Thanks so much for sharing your journey. It’s definitely one that takes shape over time, especially when there’s others involved. It’s so interesting to hear how you switched from one end to the other. I can’t believe you used to decorate the shower! That made me laugh. I bet your partner feels much more rested without it all ;)
I’m glad you were able to make it work for you and also for your family. It can be a difficult one to handle, and definitely takes time and communication and a bit of trial and error. These days I am so out of touch with the gift-giving Christmas season that I kind of forget everyone else is into it, and when people talk about needing to go Christmas shopping I’m like, what?! Ohhh… yeah…
Thanks for taking the time to comment, and I’m so glad you enjoy my posts. Hope you have a restful few days too!
Great ideas thank you!!!
Pleasure Maria! :)
I love the idea of going a cow or a sheep or a goat to people in under privileged communities. There are many ideas to and organisations which do this
Hi Sandra, it is a nice idea, I agree!
Hi Lindsay, I love your bogs and emails, and that you are in Australia.
My kids loved the idea of buying a goat for people in need overseas, when we went on line (Oxfam) they actually decided on a family of chickens, the kids are only little so you can imagine what they were thinking – live chickens for christmas, crazy.
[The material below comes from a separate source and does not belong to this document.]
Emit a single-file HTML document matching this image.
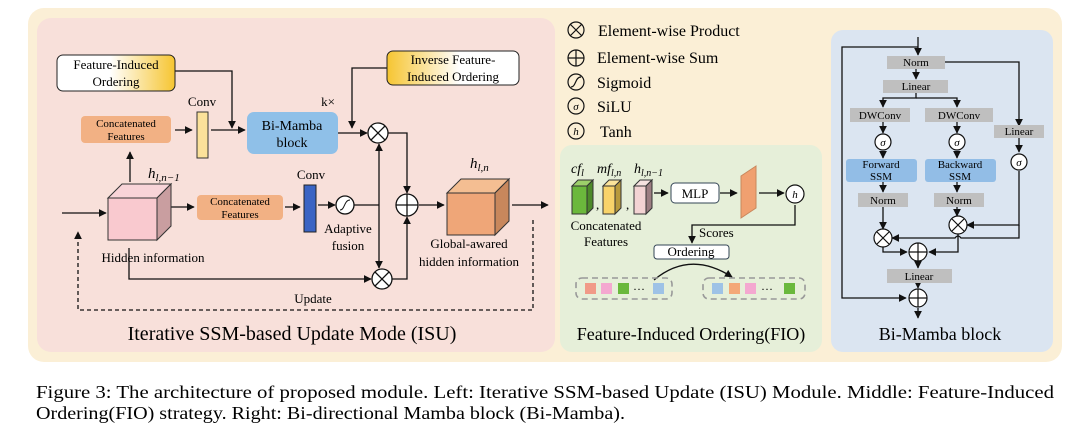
<!DOCTYPE html>
<html><head><meta charset="utf-8"><style>
html,body{margin:0;padding:0;background:#fff;width:1080px;height:430px;overflow:hidden}
svg{display:block;font-family:"Liberation Serif",serif}
</style></head><body>
<svg width="1080" height="430" viewBox="0 0 1080 430" xmlns="http://www.w3.org/2000/svg">
<defs>
<marker id="a" viewBox="0 0 10 10" refX="9" refY="5" markerWidth="6" markerHeight="6" orient="auto"><path d="M0,0L10,5L0,10z" fill="#111"/></marker>
<linearGradient id="yg" x1="0" x2="1"><stop offset="0.45" stop-color="#fff"/><stop offset="1" stop-color="#f6c531"/></linearGradient>
<linearGradient id="yg2" x1="0" x2="1"><stop offset="0" stop-color="#f6c531"/><stop offset="0.55" stop-color="#fff"/></linearGradient>
</defs>
<rect x="28" y="8" width="1034" height="354" rx="16" fill="#fbefd6"/>
<rect x="37" y="18" width="518" height="334" rx="14" fill="#f8e0da"/>
<rect x="560" y="145" width="262" height="207" rx="12" fill="#e6efd9"/>
<rect x="831" y="30" width="222" height="322" rx="12" fill="#dbe5f1"/>
<g stroke="#111" stroke-width="1.3" fill="none">
<path d="M175,71H232V128" marker-end="url(#a)"/>
<path d="M387,68H352V128" marker-end="url(#a)"/>
<path d="M175,130H192" marker-end="url(#a)"/>
<path d="M211,130H245" marker-end="url(#a)"/>
<path d="M338,133H367" marker-end="url(#a)"/>
<path d="M388,133H407V193" marker-end="url(#a)"/>
<path d="M130,182V152" marker-end="url(#a)"/>
<path d="M62,213H106" marker-end="url(#a)"/>
<path d="M170,207H194" marker-end="url(#a)"/>
<path d="M285,207H300" marker-end="url(#a)"/>
<path d="M318,205H335" marker-end="url(#a)"/>
<path d="M354,205H379"/>
<path d="M379,205V144" marker-end="url(#a)"/>
<path d="M379,205V268" marker-end="url(#a)"/>
<path d="M129,248V279H371" marker-end="url(#a)"/>
<path d="M392,279H407V217" marker-end="url(#a)"/>
<path d="M419,205H444" marker-end="url(#a)"/>
<path d="M512,205H548" marker-end="url(#a)"/>
<path d="M533,220V310H78V232" stroke-dasharray="4,3" marker-end="url(#a)"/>
<path d="M654,193H668" marker-end="url(#a)"/>
<path d="M720,193H737" marker-end="url(#a)"/>
<path d="M759,193H784" marker-end="url(#a)"/>
<path d="M795,205V225H692V243" marker-end="url(#a)"/>
<path d="M654,280Q690,250 732,277" marker-end="url(#a)"/>
<path d="M918,37V55" marker-end="url(#a)"/>
<path d="M918,47H842V298H906" marker-end="url(#a)"/>
<path d="M916,69V79" marker-end="url(#a)"/>
<path d="M945,62H1019V126" marker-end="url(#a)"/>
<path d="M916,93V98H883V107" marker-end="url(#a)"/>
<path d="M916,98H957V107" marker-end="url(#a)"/>
<path d="M883,122V133" marker-end="url(#a)"/><path d="M957,122V133" marker-end="url(#a)"/>
<path d="M883,151V158" marker-end="url(#a)"/><path d="M957,151V158" marker-end="url(#a)"/>
<path d="M883,182V192" marker-end="url(#a)"/><path d="M957,182V192" marker-end="url(#a)"/>
<path d="M957,207V216" marker-end="url(#a)"/>
<path d="M883,207V229" marker-end="url(#a)"/>
<path d="M1019,138V152" marker-end="url(#a)"/>
<path d="M1019,171V225H967" marker-end="url(#a)"/>
<path d="M1019,225V238H961Q958,234 955,238H892" marker-end="url(#a)"/>
<path d="M883,247V252H907" marker-end="url(#a)"/>
<path d="M958,234V252H929" marker-end="url(#a)"/>
<path d="M918,262V268" marker-end="url(#a)"/>
<path d="M918,283V288" marker-end="url(#a)"/>
<path d="M918,308V318" marker-end="url(#a)"/>
</g>
<rect x="57" y="55" width="118" height="36" rx="6" fill="url(#yg)" stroke="#222"/>
<text x="116" y="69" font-size="13" text-anchor="middle">Feature-Induced</text>
<text x="116" y="86" font-size="13" text-anchor="middle">Ordering</text>
<rect x="387" y="51" width="132" height="34" rx="6" fill="url(#yg2)" stroke="#222"/>
<text x="453" y="64" font-size="13" text-anchor="middle">Inverse Feature-</text>
<text x="453" y="81" font-size="13" text-anchor="middle">Induced Ordering</text>
<rect x="81" y="116" width="90" height="27" rx="4" fill="#f2b184"/>
<text x="126" y="127" font-size="11" text-anchor="middle">Concatenated</text>
<text x="126" y="140" font-size="11" text-anchor="middle">Features</text>
<rect x="197" y="112" width="11" height="46" fill="#fbe19a" stroke="#333"/>
<text x="202" y="106" font-size="13" text-anchor="middle">Conv</text>
<rect x="247" y="112" width="91" height="42" rx="7" fill="#8fc0e8"/>
<text x="292" y="130" font-size="14" text-anchor="middle">Bi-Mamba</text>
<text x="292" y="147" font-size="14" text-anchor="middle">block</text>
<text x="328" y="106" font-size="13" text-anchor="middle">k×</text>
<polygon points="108,198 122,184 171,184 157,198" fill="#f8d4d8" stroke="#333"/>
<polygon points="157,198 171,184 171,226 157,240" fill="#c99ea0" stroke="#333"/>
<rect x="108" y="198" width="49" height="42" fill="#f9c9cf" stroke="#333"/>
<text x="148" y="178" font-size="15" font-style="italic">h<tspan font-size="11" dy="3">l,n−1</tspan></text>
<text x="153" y="262" font-size="13" text-anchor="middle">Hidden information</text>
<rect x="197" y="195" width="86" height="25" rx="4" fill="#f2b184"/>
<text x="240" y="205" font-size="11" text-anchor="middle">Concatenated</text>
<text x="240" y="218" font-size="11" text-anchor="middle">Features</text>
<rect x="304" y="185" width="12" height="47" fill="#3a64c4" stroke="#222"/>
<text x="311" y="179" font-size="13" text-anchor="middle">Conv</text>
<circle cx="345" cy="205" r="9" fill="#fff" stroke="#111" stroke-width="1.3"/>
<path d="M340,210C345,210 344,200 350,200" stroke="#111" fill="none"/>
<text x="348" y="233" font-size="13" text-anchor="middle">Adaptive</text>
<text x="348" y="250" font-size="13" text-anchor="middle">fusion</text>
<g stroke="#111" stroke-width="1.3" fill="#fff">
<circle cx="378" cy="133" r="10"/><path d="M371,126L385,140M385,126L371,140"/>
<circle cx="382" cy="279" r="10"/><path d="M375,272L389,286M389,272L375,286"/>
<circle cx="407" cy="205" r="11"/><path d="M396,205H418M407,194V216"/>
</g>
<polygon points="447,193 461,179 509,179 495,193" fill="#f4be92" stroke="#333"/>
<polygon points="495,193 509,179 509,221 495,235" fill="#c8875c" stroke="#333"/>
<rect x="447" y="193" width="48" height="42" fill="#efa678" stroke="#333"/>
<text x="470" y="168" font-size="15" font-style="italic">h<tspan font-size="11" dy="3">l,n</tspan></text>
<text x="469" y="248" font-size="13" text-anchor="middle">Global-awared</text>
<text x="469" y="266" font-size="13" text-anchor="middle">hidden information</text>
<text x="313" y="303" font-size="13" text-anchor="middle">Update</text>
<text x="292" y="340" font-size="20" text-anchor="middle">Iterative SSM-based Update Mode (ISU)</text>
<g stroke="#111" stroke-width="1.2" fill="none">
<circle cx="576" cy="30" r="8"/><path d="M570,24L582,36M582,24L570,36"/>
<circle cx="576" cy="58" r="8"/><path d="M568,58H584M576,50V66"/>
<circle cx="576" cy="82" r="8"/><path d="M571,87C576,87 575,77 581,77"/>
<circle cx="576" cy="106" r="8"/><circle cx="576" cy="131" r="8"/>
</g>
<text x="576" y="110" font-size="11" font-style="italic" text-anchor="middle">σ</text>
<text x="576" y="135" font-size="11" font-style="italic" text-anchor="middle">h</text>
<g font-size="16"><text x="598" y="36">Element-wise Product</text><text x="597" y="63">Element-wise Sum</text><text x="597" y="88">Sigmoid</text><text x="597" y="112">SiLU</text><text x="600" y="137">Tanh</text></g>
<polygon points="572,186 578,180 593,180 587,186" fill="#9ccf6a" stroke="#333"/>
<polygon points="587,186 593,180 593,208 587,214" fill="#4d8a2a" stroke="#333"/>
<rect x="572" y="186" width="15" height="28" fill="#6bb83c" stroke="#333"/>
<polygon points="603,186 609,180 621,180 615,186" fill="#fbe39a" stroke="#333"/>
<polygon points="615,186 621,180 621,208 615,214" fill="#b89a3c" stroke="#333"/>
<rect x="603" y="186" width="12" height="28" fill="#f8d36a" stroke="#333"/>
<polygon points="634,186 640,180 652,180 646,186" fill="#f6e2e0" stroke="#333"/>
<polygon points="646,186 652,180 652,208 646,214" fill="#9c7e82" stroke="#333"/>
<rect x="634" y="186" width="12" height="28" fill="#f3d3d3" stroke="#333"/>
<text x="596" y="209" font-size="13">,</text><text x="626" y="209" font-size="13">,</text>
<text x="571" y="173" font-size="14" font-style="italic">cf<tspan font-size="10" dy="3">l</tspan></text>
<text x="597" y="173" font-size="14" font-style="italic">mf<tspan font-size="10" dy="3">l,n</tspan></text>
<text x="634" y="173" font-size="14" font-style="italic">h<tspan font-size="10" dy="3">l,n−1</tspan></text>
<text x="606" y="230" font-size="13" text-anchor="middle">Concatenated</text>
<text x="606" y="246" font-size="13" text-anchor="middle">Features</text>
<rect x="671" y="183" width="48" height="20" rx="4" fill="#fff" stroke="#345"/>
<text x="695" y="198" font-size="13" text-anchor="middle">MLP</text>
<polygon points="741,176 756,166 756,208 741,218" fill="#f0a070" stroke="#c8875c"/>
<circle cx="795" cy="194" r="9" fill="#fff" stroke="#111" stroke-width="1.2"/>
<text x="795" y="198" font-size="11" font-style="italic" text-anchor="middle">h</text>
<text x="699" y="237" font-size="13">Scores</text>
<rect x="654" y="245" width="75" height="14" rx="3" fill="#fff" stroke="#345"/>
<text x="691" y="256" font-size="13" text-anchor="middle">Ordering</text>
<rect x="576" y="278" width="96" height="21" rx="6" fill="none" stroke="#999" stroke-width="1.6" stroke-dasharray="6,4"/>
<rect x="703" y="278" width="102" height="21" rx="6" fill="none" stroke="#999" stroke-width="1.6" stroke-dasharray="6,4"/>
<rect x="585" y="283" width="11" height="11" fill="#f19a88"/><rect x="601" y="283" width="11" height="11" fill="#f4a8d0"/><rect x="618" y="283" width="11" height="11" fill="#6ab83c"/><text x="633" y="293" font-size="12">···</text><rect x="653" y="283" width="11" height="11" fill="#9ec2e6"/>
<rect x="712" y="283" width="11" height="11" fill="#9ec2e6"/><rect x="729" y="283" width="11" height="11" fill="#f4a878"/><rect x="745" y="283" width="11" height="11" fill="#f4a8d0"/><text x="761" y="293" font-size="12">···</text><rect x="784" y="283" width="11" height="11" fill="#6ab83c"/>
<text x="691" y="340" font-size="18" text-anchor="middle">Feature-Induced Ordering(FIO)</text>
<g fill="#bfbfbf"><rect x="887" y="56" width="58" height="13"/><rect x="883" y="80" width="65" height="13"/><rect x="850" y="108" width="60" height="14"/><rect x="925" y="108" width="68" height="14"/><rect x="858" y="193" width="50" height="14"/><rect x="934" y="193" width="50" height="14"/><rect x="994" y="125" width="50" height="13"/><rect x="887" y="269" width="65" height="14"/></g>
<rect x="846" y="159" width="71" height="23" rx="3" fill="#92bde6"/><rect x="925" y="159" width="71" height="23" rx="3" fill="#92bde6"/>
<g font-size="11" text-anchor="middle"><text x="916" y="66">Norm</text><text x="916" y="90">Linear</text><text x="880" y="119">DWConv</text><text x="959" y="119">DWConv</text><text x="883" y="204">Norm</text><text x="959" y="204">Norm</text><text x="1019" y="135">Linear</text><text x="919" y="280">Linear</text>
<text x="881" y="168">Forward</text><text x="881" y="180">SSM</text><text x="960" y="168">Backward</text><text x="960" y="180">SSM</text></g>
<g stroke="#111" stroke-width="1.2" fill="#fff">
<circle cx="883" cy="142" r="8"/><circle cx="957" cy="142" r="8"/><circle cx="1019" cy="162" r="8"/>
<circle cx="958" cy="225" r="9"/><path d="M952,219L964,231M964,219L952,231"/>
<circle cx="883" cy="238" r="9"/><path d="M877,232L889,244M889,232L877,244"/>
<circle cx="918" cy="252" r="9"/><path d="M909,252H927M918,243V261"/>
<circle cx="918" cy="298" r="9"/><path d="M909,298H927M918,289V307"/>
</g>
<g font-size="11" font-style="italic" text-anchor="middle"><text x="883" y="146">σ</text><text x="957" y="146">σ</text><text x="1019" y="166">σ</text></g>
<text x="940" y="340" font-size="18" text-anchor="middle">Bi-Mamba block</text>
<text x="36" y="398" font-size="18" textLength="1018" lengthAdjust="spacingAndGlyphs">Figure 3: The architecture of proposed module. Left: Iterative SSM-based Update (ISU) Module. Middle: Feature-Induced</text>
<text x="36" y="419" font-size="18" textLength="589" lengthAdjust="spacingAndGlyphs">Ordering(FIO) strategy. Right: Bi-directional Mamba block (Bi-Mamba).</text>
</svg>
</body></html>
When I explained a card will be sent to the cousins explaining that we bought a bunch of chickens for people in need in another country, on their behalf instead of buying them presents, because we are not really sure what the cousins will like or use, my kids understood and agreed. For another family of cousins we bought them an eco friendly card full of seeds (from Biome) And it said something like “peas at Christmas” a play on words, quite good I thought. We are still sending them love, with a less heavy footprint.
A great article and sums it up great. I only have my mum to buy for these days so we have a mutual agreement to give to charity instead. She gets the joy of giving me a present that others benefit from, and we get to help others who are in real need
You are great for sharing such gift ideas. Thank you for sharing idea.